3. Taxes. The Seller has, in respect of the Business, filed all tax returns that are required to be filed and has paid all taxes that have become due under the tax returns or under any assessment that has become payable or for which the Buyer may otherwise have any transferee liability. All monies required to be withheld by the Seller from employees for income taxes and social security and other payroll taxes have been collected or withheld and either paid to the respective governmental bodies or set aside in accounts for such purpose.

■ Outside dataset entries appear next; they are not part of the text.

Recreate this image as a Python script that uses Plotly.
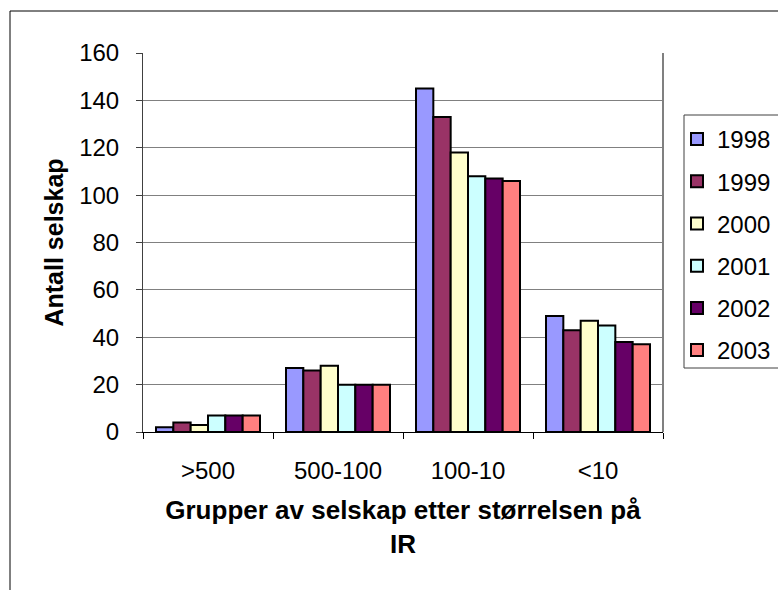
import plotly.graph_objects as go

categories = [">500", "500-100", "100-10", "<10"]
years = ["1998", "1999", "2000", "2001", "2002", "2003"]
values = {
    "1998": [2, 27, 145, 49],
    "1999": [4, 26, 133, 43],
    "2000": [3, 28, 118, 47],
    "2001": [7, 20, 108, 45],
    "2002": [7, 20, 107, 38],
    "2003": [7, 20, 106, 37],
}
colors = ["#9999FF", "#993366", "#FFFFCC", "#CCFFFF", "#660066", "#FF8080"]
y_ticks = [0, 20, 40, 60, 80, 100, 120, 140, 160]

W, H = 778, 590
L, R, T, B = 143, 663, 53, 432  # plot area pixels

fig = go.Figure()
for yr, col in zip(years, colors):
    fig.add_trace(go.Bar(
        x=categories, y=values[yr], name=yr,
        marker=dict(color=col, line=dict(color="black", width=2)),
        legendgroup=yr,
    ))

def px_x(p):
    return (p - L) / (R - L)

def px_y(p):
    return (B - p) / (B - T)

font = "Arial, Liberation Sans, sans-serif"

fig.update_layout(
    width=W, height=H,
    margin=dict(l=L, r=W - R, t=T, b=H - B, pad=0, autoexpand=False),
    paper_bgcolor="white", plot_bgcolor="white",
    barmode="group", bargap=0.2, bargroupgap=0,
    font=dict(family=font, size=24, color="black"),
    showlegend=True,
    legend=dict(
        x=px_x(677), y=px_y(117), xanchor="left", yanchor="top",
        borderwidth=0, bgcolor="rgba(0,0,0,0)",
        font=dict(size=24), tracegroupgap=8, itemwidth=30,
    ),
    xaxis=dict(
        type="category", showline=True, linecolor="black", linewidth=1,
        ticks="outside", ticklen=6, tickcolor="black", tickson="boundaries",
        ticklabelstandoff=17, showgrid=False, automargin=False,
        tickfont=dict(size=24),
        title=dict(text="<b>Grupper av selskap etter størrelsen på<br>IR</b>",
                   font=dict(size=26), standoff=18),
    ),
    yaxis=dict(
        range=[0, 160], tickvals=y_ticks, showline=True, linecolor="#404040",
        linewidth=1, ticks="outside", ticklen=6, tickcolor="#404040",
        showgrid=True, gridcolor="#808080", gridwidth=1, automargin=False,
        ticklabelstandoff=12, tickfont=dict(size=24), zeroline=False,
        title=dict(text="<b>Antall selskap</b>", font=dict(size=25), standoff=8),
    ),
    shapes=[
        dict(type="rect", xref="paper", yref="paper",
             x0=px_x(10), x1=px_x(800), y0=px_y(620), y1=px_y(11),
             line=dict(color="black", width=1), layer="below"),
        dict(type="line", xref="paper", yref="paper",
             x0=1, x1=1, y0=0, y1=1,
             line=dict(color="#808080", width=2), layer="below"),
        dict(type="rect", xref="paper", yref="paper",
             x0=px_x(684), x1=px_x(800), y0=px_y(368), y1=px_y(115),
             line=dict(color="#404040", width=1), fillcolor="white",
             layer="below"),
    ],
)

fig.write_html("out.html", config={"displayModeBar": False},
               post_script="document.body.style.margin='0';")
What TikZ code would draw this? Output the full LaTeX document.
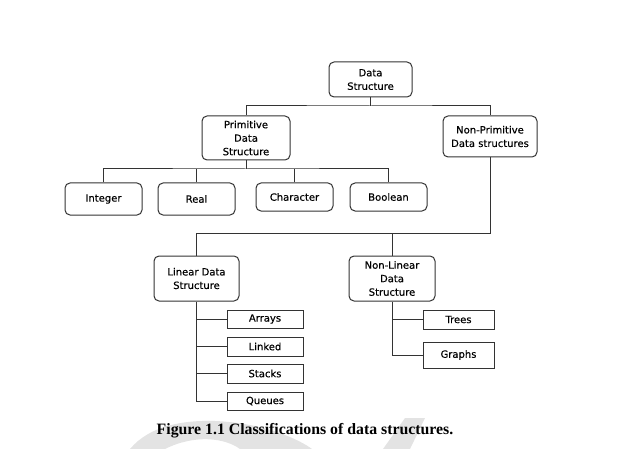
\documentclass[tikz,border=0pt]{standalone}
\usepackage{fontspec}
\setmainfont{DejaVu Sans}
\newfontface\boxfont{DejaVu Sans}[FakeBold=0.35]
\newfontfamily\capfont{Liberation Serif}
\usetikzlibrary{calc}
\definecolor{lineclr}{HTML}{333333}
\definecolor{wmark}{HTML}{E3E3E3}
\tikzset{
  box/.style={draw=lineclr, line width=1pt, fill=white, inner sep=0pt, align=center,
    font=\boxfont\fontsize{10}{13.5}\selectfont, text=black},
  rbox/.style={box, rounded corners=5pt},
  sbox/.style={box},
  conn/.style={draw=lineclr, line width=1pt},
}
\begin{document}
\begin{tikzpicture}[x=1pt,y=-1pt]
\useasboundingbox (0,0) rectangle (642,449);
% watermark
\fill[wmark] (130,449) .. controls (150,425) and (185,420) .. (215,421)
  .. controls (265,423) and (300,440) .. (312,449) -- (240,449)
  .. controls (225,438) and (195,434) .. (165,449) -- cycle;
\fill[wmark] (405,418) -- (425,418) -- (410,449) -- (383,449) -- cycle;
% nodes
\node[rbox, minimum width=83pt, minimum height=35pt] (ds) at (370.5,79.5) {Data\\Structure};
\node[rbox, minimum width=88pt, minimum height=44pt] (prim) at (246,138) {Primitive\\Data\\Structure};
\node[rbox, minimum width=94pt, minimum height=41pt] (nonprim) at (490,136.5) {Non-Primitive\\Data structures};
\node[rbox, minimum width=77pt, minimum height=32pt] (integer) at (103.5,199) {Integer};
\node[rbox, minimum width=77pt, minimum height=32pt] (real) at (196.5,199) {Real};
\node[rbox, minimum width=77pt, minimum height=28pt] (char) at (294.5,197) {Character};
\node[rbox, minimum width=77pt, minimum height=28pt] (bool) at (388.5,197) {Boolean};
\node[rbox, minimum width=85pt, minimum height=45pt] (linear) at (196.5,278.5) {Linear Data\\Structure};
\node[rbox, minimum width=86pt, minimum height=45pt] (nonlin) at (392,278.5) {Non-Linear\\Data\\Structure};
\node[sbox, minimum width=76pt, minimum height=18pt] (arrays) at (265,319) {Arrays};
\node[sbox, minimum width=76pt, minimum height=19pt] (linked) at (265,346.5) {Linked};
\node[sbox, minimum width=76pt, minimum height=19pt] (stacks) at (265,373.5) {Stacks};
\node[sbox, minimum width=76pt, minimum height=18pt] (queues) at (265,401) {Queues};
\node[sbox, minimum width=71pt, minimum height=19pt] (trees) at (458.5,319.5) {Trees};
\node[sbox, minimum width=71pt, minimum height=26pt] (graphs) at (458.5,355) {Graphs};
% bus points
\coordinate (b1) at (370.5,106);
\coordinate (b2) at (246,169);
\coordinate (b3) at (490,233);
% connectors
\draw[conn] (ds.south) -- (b1);
\draw[conn] (prim.north) |- (b1) -| (nonprim.north);
\draw[conn] (prim.south) -- (b2);
\draw[conn] (integer.north) |- (b2) -| (bool.north);
\draw[conn] (real.north) -- (real.north |- b2);
\draw[conn] (char.north) -- (char.north |- b2);
\draw[conn] (nonprim.south) -- (b3) -| (linear.north);
\draw[conn] (nonlin.north) -- (nonlin.north |- b3);
\draw[conn] (linear.south) |- (queues.west);
\draw[conn] (linear.south |- arrays.west) -- (arrays.west);
\draw[conn] (linear.south |- linked.west) -- (linked.west);
\draw[conn] (linear.south |- stacks.west) -- (stacks.west);
\draw[conn] (nonlin.south) |- (graphs.west);
\draw[conn] (nonlin.south |- trees.west) -- (trees.west);
% caption
\node[font=\capfont\bfseries\fontsize{15.8}{18}\selectfont, inner sep=0pt] (cap) at (305,431) {Figure 1.1 Classifications of data structures.};
\end{tikzpicture}
\end{document}
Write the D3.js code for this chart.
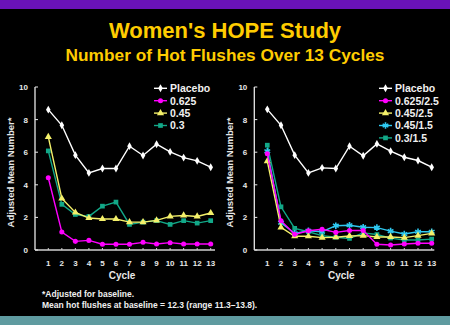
<!DOCTYPE html>
<html>
<head>
<meta charset="utf-8">
<script src="https://cdn.jsdelivr.net/npm/d3@7"></script>
<style>
  html, body { margin: 0; padding: 0; background: #000; }
  svg { display: block; }
  text { font-family: "Liberation Sans", Arial, sans-serif; font-weight: bold; }
</style>
</head>
<body>
<svg id="chart" width="450" height="325"></svg>
<script>
const cycles = [1, 2, 3, 4, 5, 6, 7, 8, 9, 10, 11, 12, 13];
const yTicks = [0, 2, 4, 6, 8, 10];

// Left panel: estrogen alone
const placeboLeft = [8.61, 7.65, 5.82, 4.73, 5.0, 5.0, 6.37, 5.8, 6.49, 6.02, 5.67, 5.47, 5.08];
const ce0625 = [4.43, 1.1, 0.53, 0.59, 0.35, 0.35, 0.35, 0.47, 0.37, 0.45, 0.37, 0.37, 0.37];
const ce045 = [6.94, 3.16, 2.3, 1.96, 1.9, 1.9, 1.71, 1.71, 1.82, 2.06, 2.12, 2.06, 2.27];
const ce03 = [6.08, 2.8, 2.18, 2.06, 2.69, 2.94, 1.57, 1.71, 1.8, 1.57, 1.8, 1.65, 1.8];

// Right panel: estrogen + MPA
const placeboRight = [8.63, 7.65, 5.82, 4.73, 5.04, 5.0, 6.37, 5.78, 6.51, 6.06, 5.69, 5.49, 5.08];
const ce0625mpa25 = [5.9, 1.8, 0.96, 1.18, 1.27, 1.08, 1.2, 1.2, 0.35, 0.31, 0.37, 0.41, 0.41];
const ce045mpa25 = [5.45, 1.39, 0.84, 0.84, 0.76, 0.78, 0.86, 0.88, 0.8, 0.8, 0.76, 0.88, 1.02];
const ce045mpa15 = [6.06, 1.67, 1.02, 1.18, 1.12, 1.49, 1.52, 1.4, 1.37, 1.16, 0.98, 1.12, 1.12];
const ce03mpa15 = [6.43, 2.65, 1.33, 1.12, 0.88, 0.78, 0.71, 1.05, 0.95, 0.73, 0.61, 0.61, 0.67];

const WHITE = '#ffffff', MAGENTA = '#ff00ff', YELLOW = '#f4f06a', CYAN = '#2ec8f0', TEAL = '#12a888';

const leftSeries = [
  { name: 'Placebo', values: placeboLeft, color: WHITE, shape: 'diamond' },
  { name: '0.625', values: ce0625, color: MAGENTA, shape: 'circle' },
  { name: '0.45', values: ce045, color: YELLOW, shape: 'triangle' },
  { name: '0.3', values: ce03, color: TEAL, shape: 'square' }
];
const rightSeries = [
  { name: 'Placebo', values: placeboRight, color: WHITE, shape: 'diamond' },
  { name: '0.625/2.5', values: ce0625mpa25, color: MAGENTA, shape: 'circle' },
  { name: '0.45/2.5', values: ce045mpa25, color: YELLOW, shape: 'triangle' },
  { name: '0.45/1.5', values: ce045mpa15, color: CYAN, shape: 'star' },
  { name: '0.3/1.5', values: ce03mpa15, color: TEAL, shape: 'square' }
];

const svg = d3.select('#chart');

// background bands
svg.append('rect').attr('x', 0).attr('y', 0).attr('width', 450).attr('height', 325).attr('fill', '#000');
svg.append('rect').attr('x', 0).attr('y', 0).attr('width', 450).attr('height', 9).attr('fill', '#6a12b8');
svg.append('rect').attr('x', 0).attr('y', 316).attr('width', 450).attr('height', 9).attr('fill', '#5f9ba0');

svg.append('text').attr('x', 225).attr('y', 38).attr('text-anchor', 'middle')
  .attr('fill', '#ffcc00').attr('font-size', 22).text("Women's HOPE Study");
svg.append('text').attr('x', 225).attr('y', 61).attr('text-anchor', 'middle')
  .attr('fill', '#ffcc00').attr('font-size', 17.3).text('Number of Hot Flushes Over 13 Cycles');

const symbolTypes = {
  diamond: { type: d3.symbolDiamond, size: 18 },
  circle: { type: d3.symbolCircle, size: 20 },
  triangle: { type: d3.symbolTriangle, size: 22 },
  square: { type: d3.symbolSquare, size: 22 },
  star: { type: d3.symbolAsterisk, size: 30 }
};

function marker(g, shape, color) {
  const s = symbolTypes[shape];
  const p = g.append('path').attr('d', d3.symbol(s.type, s.size)());
  if (shape === 'star') {
    p.attr('fill', 'none').attr('stroke', color).attr('stroke-width', 1.6);
  } else {
    p.attr('fill', color);
  }
  return p;
}

function drawPanel(series, axisX, xRange, legendX) {
  const x = d3.scaleLinear().domain([1, 13]).range(xRange);
  const y = d3.scaleLinear().domain([0, 10]).range([250, 87]);
  const g = svg.append('g');

  // axes
  g.append('line').attr('x1', axisX).attr('x2', axisX).attr('y1', y(0)).attr('y2', y(10))
    .attr('stroke', '#e8e8e8').attr('stroke-width', 1.3);
  g.append('line').attr('x1', axisX).attr('x2', axisX + 180).attr('y1', y(0)).attr('y2', y(0))
    .attr('stroke', '#d0d0d0').attr('stroke-width', 1.3);

  g.selectAll('.ytick').data(yTicks).join('line')
    .attr('x1', axisX).attr('x2', axisX + 3).attr('y1', d => y(d)).attr('y2', d => y(d))
    .attr('stroke', '#e8e8e8');
  g.selectAll('.ylab').data(yTicks).join('text')
    .attr('x', axisX - 7).attr('y', d => y(d) + 3).attr('text-anchor', 'end')
    .attr('fill', '#e8e8e8').attr('font-size', 8).text(d => d);

  g.selectAll('.xtick').data(cycles).join('line')
    .attr('x1', d => x(d)).attr('x2', d => x(d)).attr('y1', y(0)).attr('y2', y(0) - 2)
    .attr('stroke', '#d0d0d0');
  g.selectAll('.xlab').data(cycles).join('text')
    .attr('x', d => x(d)).attr('y', 266).attr('text-anchor', 'middle')
    .attr('fill', '#e8e8e8').attr('font-size', 8).text(d => d);

  g.append('text').attr('x', axisX + 87).attr('y', 279).attr('text-anchor', 'middle')
    .attr('fill', '#e8e8e8').attr('font-size', 10).text('Cycle');
  g.append('text')
    .attr('transform', `translate(${axisX - 21},${(y(0) + y(10)) / 2 + 4}) rotate(-90)`)
    .attr('text-anchor', 'middle').attr('fill', '#e8e8e8').attr('font-size', 9.5)
    .text('Adjusted Mean Number*');

  const line = d3.line().x((d, i) => x(cycles[i])).y(d => y(d));

  // draw placebo last so it sits on top
  const order = series.slice(1).reverse().concat([series[0]]);
  order.forEach(s => {
    g.append('path').attr('d', line(s.values)).attr('fill', 'none')
      .attr('stroke', s.color).attr('stroke-width', 1.4);
    s.values.forEach((v, i) => {
      marker(g, s.shape, s.color).attr('transform', `translate(${x(cycles[i])},${y(v)})`);
    });
  });

  // legend
  series.forEach((s, i) => {
    const ly = 88.3 + i * 12.4;
    g.append('line').attr('x1', legendX).attr('x2', legendX + 13).attr('y1', ly).attr('y2', ly)
      .attr('stroke', s.color).attr('stroke-width', 1.4);
    marker(g, s.shape, s.color).attr('transform', `translate(${legendX + 6.5},${ly})`);
    g.append('text').attr('x', legendX + 16).attr('y', ly + 3.8)
      .attr('fill', '#f0f0f0').attr('font-size', 10.5).text(s.name);
  });
}

drawPanel(leftSeries, 35, [48.3, 210.7], 154);
drawPanel(rightSeries, 254.3, [267.3, 431.7], 379);

svg.append('text').attr('x', 42).attr('y', 297).attr('fill', '#f0f0f0').attr('font-size', 8.5)
  .text('*Adjusted for baseline.');
svg.append('text').attr('x', 42).attr('y', 307.5).attr('fill', '#f0f0f0').attr('font-size', 8.5)
  .text('Mean hot flushes at baseline = 12.3 (range 11.3\u201313.8).');
</script>
</body>
</html>
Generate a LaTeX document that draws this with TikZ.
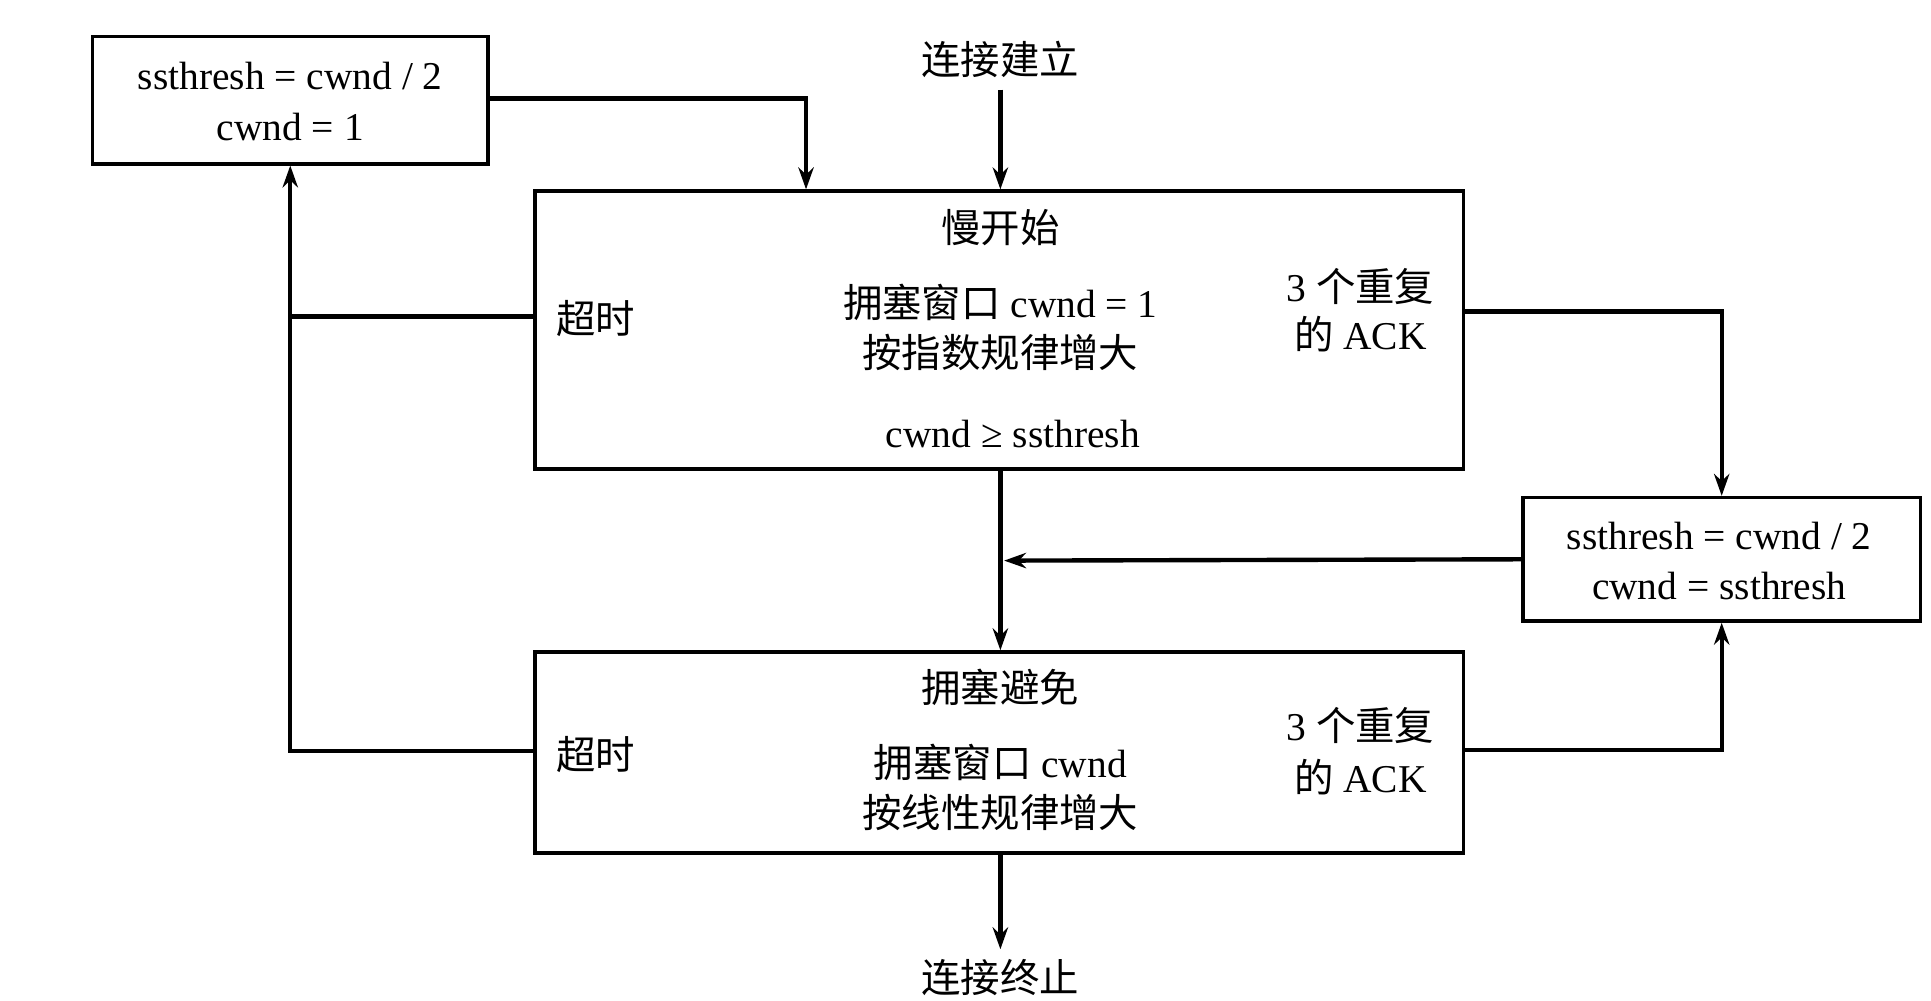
\documentclass[tikz,border=0pt]{standalone}
\usepackage{fontspec}
\setmainfont{Liberation Serif}
\newfontfamily\cjk{Noto Sans CJK SC}
\usetikzlibrary{arrows.meta}
\begin{document}
\begin{tikzpicture}[x=0.01cm,y=-0.01cm,
  every node/.style={font=\fontsize{9}{11}\selectfont, inner sep=0pt},
  box/.style={draw, line width=0.8pt, inner sep=0pt, anchor=north west},
  ln/.style={line width=1pt},
  ar/.style={ln,-{Stealth[length=5pt,width=3.5pt]}}]
\useasboundingbox (0,0) rectangle (1550,803);
% boxes
\node[box, minimum width=3.17cm, minimum height=1.02cm] (tl) at (73,28) {};
\node[box, minimum width=7.45cm, minimum height=2.23cm] (ssbox) at (428,152) {};
\node[box, minimum width=3.19cm, minimum height=0.99cm] (rbox) at (1221,398) {};
\node[box, minimum width=7.45cm, minimum height=1.61cm] (cabox) at (428,522) {};
% texts
\node at (233,61) {ssthresh = cwnd / 2};
\node at (233,102) {cwnd = 1};
\node (start) at (803,48) {\cjk 连接建立};
\node (ss) at (803,183) {\cjk 慢开始};
\node (ss1) at (803,243) {{\cjk 拥塞窗口} cwnd = 1};
\node (ss2) at (803,283) {\cjk 按指数规律增大};
\node (ss3) at (813,348) {cwnd ≥ ssthresh};
\node (to1) at (478,256) {\cjk 超时};
\node (d1a) at (1092,230) {3 {\cjk 个重复}};
\node (d1b) at (1092,268) {{\cjk 的} ACK};
\node (r1) at (1380,430) {ssthresh = cwnd / 2};
\node (r2) at (1380,470) {cwnd = ssthresh};
\node (ca) at (803,552) {\cjk 拥塞避免};
\node (ca1) at (803,612) {{\cjk 拥塞窗口} cwnd};
\node (ca2) at (803,652) {\cjk 按线性规律增大};
\node (to2) at (478,606) {\cjk 超时};
\node (d2a) at (1092,582) {3 {\cjk 个重复}};
\node (d2b) at (1092,624) {{\cjk 的} ACK};
\node (end) at (803,785) {\cjk 连接终止};
% connectors
\draw[ar] (tl.east |- 0,79) -| (ssbox.north west -| 647,0);
\draw[ar] (803,72) -- (ssbox.north -| 803,0);
\draw[ar] (ssbox.south -| 803,0) -- (cabox.north -| 803,0);
\draw[ar] (rbox.west) -- (806,450);
\draw[ar] (ssbox.east |- 0,250) -| (rbox.north);
\draw[ar] (cabox.east |- 0,602) -| (rbox.south);
\draw[ln] (ssbox.west |- 0,254) -- (233,254);
\draw[ar] (cabox.west |- 0,603) -| (tl.south);
\draw[ar] (cabox.south -| 803,0) -- (803,762);
\end{tikzpicture}
\end{document}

4. Litigation. There are no claims or suits pending or, to the Seller’s knowledge, threatened by or against the Seller (1) relating to or affecting the Business or Purchased Assets or (2) by or against any employee of the Seller relating to or affecting the Business or Purchased Assets. There are no judgments, decrees, orders, writs, injunctions, rulings, decisions, or awards of any court or governmental body to which the Seller is a party or is subject with respect to any of the Purchased Assets is subject.
5. Financial Information; Ordinary Course. The financial information the Seller provided to the Buyer is accurate, correct, and complete, is in accordance with the books and records of the Seller, and presents fairly the results of operation and financial condition of the Seller’s Business. The Seller has operated the Business in the ordinary course before the Effective Time.
6. Title; Condition of Purchased Assets. The Seller has good and marketable title to all of the Purchased Assets free and clear of all liens and encumbrances. Pursuant to this agreement, the Seller conveys to the Buyer good and marketable title to all of the Purchased Assets, free and clear of all liens and encumbrances. The Inventory is salable in the ordinary course of business and consists of items that are current, standard, and first-quality. All equipment and signs are in working order and the premises will pass all inspections necessary to conduct the Business.